Reputation: 847
Consider df1
:
df <- data.frame(time = c(1,2,3,4,5,6,7,8,9,10), marker = c(NA,NA,NA,"stop",NA,NA,NA,"start",NA,NA), behaviour = c("Rest","Rest","Rest","Rest","Awake","Awake","Awake","Awake","Awake","Rest"))
time marker behaviour
1 1 <NA> Rest
2 2 <NA> Rest
3 3 <NA> Rest
4 4 stop Rest
5 5 <NA> Awake
6 6 <NA> Awake
7 7 <NA> Awake
8 8 start Awake
9 9 <NA> Awake
10 10 <NA> Rest
I want to subset the data based on column markers
and not include the data that is between the element "stop" and "start so that df
looks like this:
time marker behaviour
1 <NA> Rest
2 <NA> Rest
3 <NA> Rest
4 stop Rest
8 start Awake
9 <NA> Awake
10 <NA> Rest
Upvotes: 2
Views: 56
Reputation: 14370
A cumsum
solution (I use data.table
as well but you don't have to) which generalizes to multiple stop/start
values would be:
library(data.table)
dt <- as.data.table(df)
dt[, drop := list(cumsum(marker=="stop" & !is.na(marker)) -
cumsum(marker=="start" & !is.na(marker)))][drop==0 | marker == "stop"]

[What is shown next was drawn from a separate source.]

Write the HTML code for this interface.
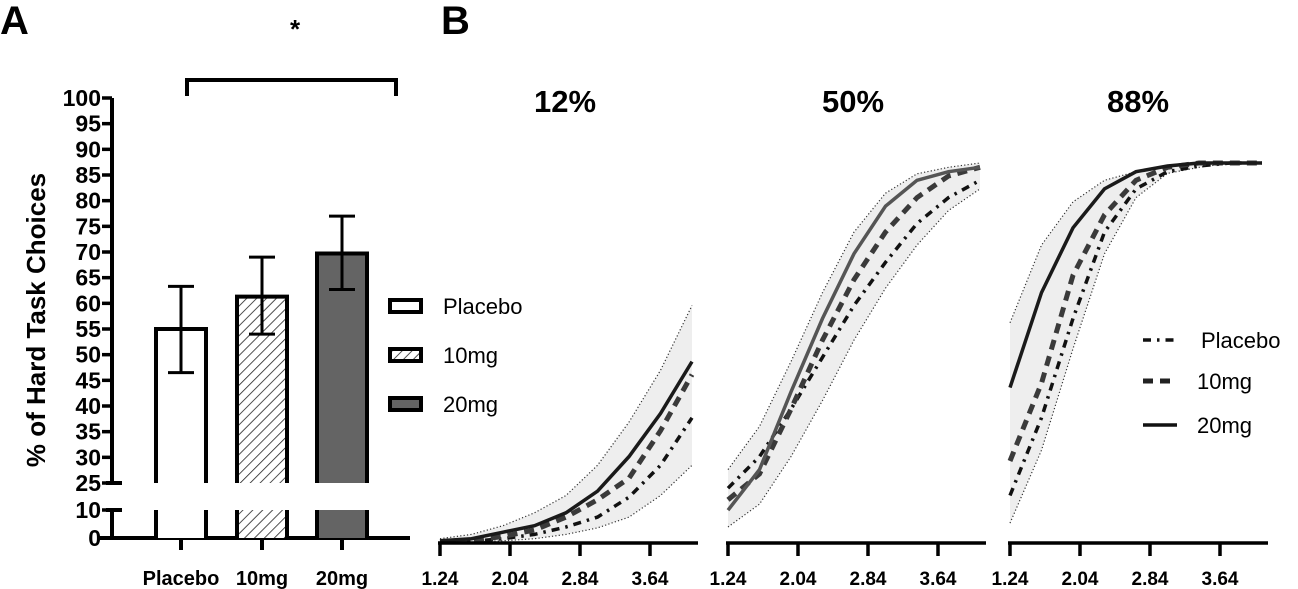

# time marker behaviour drop
# 1: 1 NA Rest 0
# 2: 2 NA Rest 0
# 3: 3 NA Rest 0
# 4: 4 stop Rest 1
# 5: 8 start Awake 0
# 6: 9 NA Awake 0
# 7: 10 NA Rest 0
Upvotes: 1
Reputation: 1171
df <- data.frame(time = c(1,2,3,4,5,6,7,8,9,10), marker = c("NA","NA","NA","stop","NA","NA","NA","start","NA","NA"), behaviour = c("Rest","Rest","Rest","Rest","Awake","Awake","Awake","Awake","Awake","Rest"))
df1 <- as.integer(row.names(df[df$marker=="stop",]))+1
df2 <- as.integer(row.names(df[df$marker=="start",]))-1
ans <- df[-(df1:df2),]
Upvotes: 1
Reputation: 887981
We can use a numeric index to subset the rows
i1 <- with(df, which(marker %in% c("stop", "start")))
df[-((i1[1]+1):(i1[2]-1)),]
If there are multiple `start', 'stop', then, we can do
grp <- with(df, c(0, head(cumsum(marker == "stop" & !is.na(marker)),-1)))
df[with(df, ave(marker == "start" & !is.na(marker),
grp, FUN = function(x) !any(x)|cumsum(x)>0)),]
# time marker behaviour
#1 1 <NA> Rest
#2 2 <NA> Rest
#3 3 <NA> Rest
#4 4 stop Rest
#8 8 start Awake
#9 9 <NA> Awake
#10 10 <NA> Rest
Upvotes: 1